Why does the calculator show a midpoint that isn’t halfway in terms of latitude/longitude?
The midpoint shown by the calculator represents the geographic midpoint along the great circle path, not the simple arithmetic average of the coordinates. This is because:
- Spherical geometry: On a sphere, the midpoint isn’t calculated by averaging latitudes and longitudes
- Great circle path: The shortest path curves toward the pole for most routes
- Longitude convergence: Lines of longitude converge at the poles, affecting midpoint calculation
For example, the midpoint between New York (40°N, 74°W) and London (51°N, 0°W) isn’t at (45.5°N, 37°W) but rather at approximately (56°N, 42°W) – much further north due to the great circle path curving toward the pole.
This geographic midpoint represents:
- The point equidistant from both locations along the great circle path
- The location where a ship or plane would be exactly halfway through its journey
- The point where the bearing to each destination is exactly opposite
Can I use this calculator for distances on other planets?

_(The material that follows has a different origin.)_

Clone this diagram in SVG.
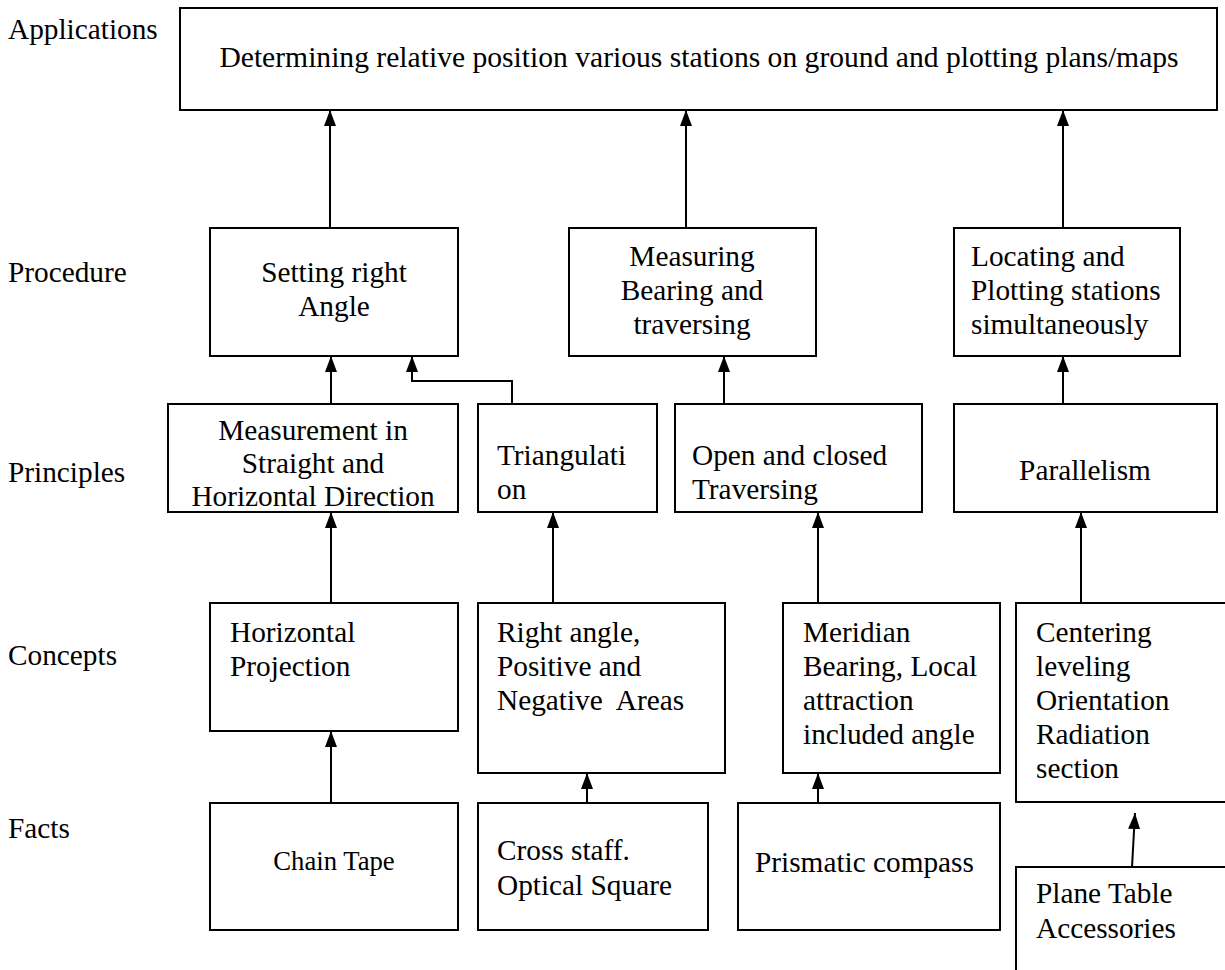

While the mathematical principles remain the same, you would need to adjust two key parameters for other celestial bodies:
- Radius: Replace Earth’s mean radius (6,371 km) with the target planet’s radius:
- Mars: 3,389.5 km
- Venus: 6,051.8 km
- Moon: 1,737.4 km
- Jupiter: 69,911 km
- Flattening: Account for the planet’s oblate shape (if significant). For example:
- Earth: 1/298.257 flattening
- Mars: 1/192.1 flattening
- Saturn: 1/10.2 flattening (very oblate)

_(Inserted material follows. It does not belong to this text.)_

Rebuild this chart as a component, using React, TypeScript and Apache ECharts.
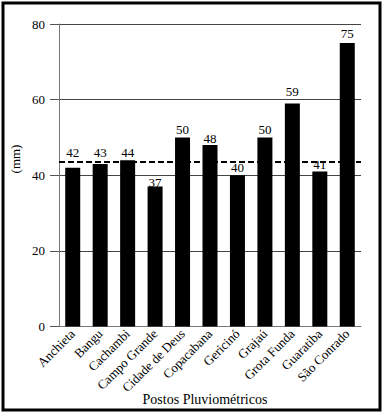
import React, { useEffect, useRef } from "react";
import * as echarts from "echarts";

const categories = [
  "Anchieta",
  "Bangu",
  "Cachambi",
  "Campo Grande",
  "Cidade de Deus",
  "Copacabana",
  "Gericinó",
  "Grajaú",
  "Grota Funda",
  "Guaratiba",
  "São Conrado",
];
const values = [42, 43, 44, 37, 50, 48, 40, 50, 59, 41, 75];
const referenceLine = 43.5;
const yTicks = { min: 0, max: 80, interval: 20 };
const xTitle = "Postos Pluviométricos";
const yTitle = "(mm)";

const FONT = "Liberation Serif";

export default function App() {
  const ref = useRef<HTMLDivElement>(null);
  useEffect(() => {
    if (!ref.current) return;
    // label gaps above each bar (style only), as placed in the original figure
    const labelGap = [9, 5, 1, -2, 1, 0.5, 1, 1, 5, 0, 2.5];
    const barData = values.map((v, i) => ({
      value: v,
      label: { distance: labelGap[i] },
    }));
    const chart = echarts.init(ref.current, null, { renderer: "svg" });
    chart.setOption({
      animation: false,
      backgroundColor: "#fff",
      textStyle: { fontFamily: FONT },
      grid: { left: 59, right: 22, top: 24, bottom: 87.5 },
      xAxis: {
        type: "category",
        data: categories,
        axisLine: { lineStyle: { color: "#777", width: 1 } },
        axisTick: { show: false },
        axisLabel: {
          rotate: 45,
          interval: 0,
          margin: 5,
          color: "#000",
          fontSize: 13,
          fontFamily: FONT,
        },
      },
      yAxis: {
        type: "value",
        min: yTicks.min,
        max: yTicks.max,
        interval: yTicks.interval,
        axisLine: { show: true, lineStyle: { color: "#777", width: 1 } },
        axisTick: { show: true, length: 9, lineStyle: { color: "#555" } },
        axisLabel: { color: "#000", fontSize: 13, fontFamily: FONT, margin: 14 },
        splitLine: { lineStyle: { color: "#444", width: 1 } },
      },
      series: [
        {
          type: "bar",
          data: barData,
          barWidth: 15,
          itemStyle: { color: "#000" },
          label: {
            show: true,
            position: "top",
            distance: 1,
            color: "#000",
            fontSize: 13,
            fontFamily: FONT,
          },
          markLine: {
            symbol: "none",
            silent: true,
            label: { show: false },
            lineStyle: { color: "#000", type: [6, 3], width: 2 },
            data: [{ yAxis: referenceLine }],
          },
        },
      ],
      graphic: [
        {
          type: "rect",
          shape: { x: 3, y: 3, width: 377, height: 407 },
          style: { fill: "none", stroke: "#000", lineWidth: 3 },
          silent: true,
        },
        {
          type: "text",
          x: 15,
          y: 159,
          rotation: Math.PI / 2,
          style: {
            text: yTitle,
            fill: "#000",
            fontSize: 13,
            fontFamily: FONT,
            align: "center",
            verticalAlign: "middle",
          },
        },
        {
          type: "text",
          x: 205,
          y: 399,
          style: {
            text: xTitle,
            fill: "#000",
            fontSize: 14,
            fontFamily: FONT,
            align: "center",
            verticalAlign: "middle",
          },
        },
      ],
    });
    return () => chart.dispose();
  }, []);
  return (
    <div style={{ position: "fixed", left: 0, top: 0, width: 383, height: 414 }}>
      <div ref={ref} style={{ width: 383, height: 414 }} />
    </div>
  );
}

For most solar system bodies, the spherical approximation works well. However, for highly oblate planets like Saturn or rapidly rotating bodies, more complex ellipsoidal models would be necessary for precise calculations.
Note that coordinate systems may differ – some planets use planetocentric (centered) coordinates while others use planetographic (surface-based) systems similar to Earth’s latitude/longitude.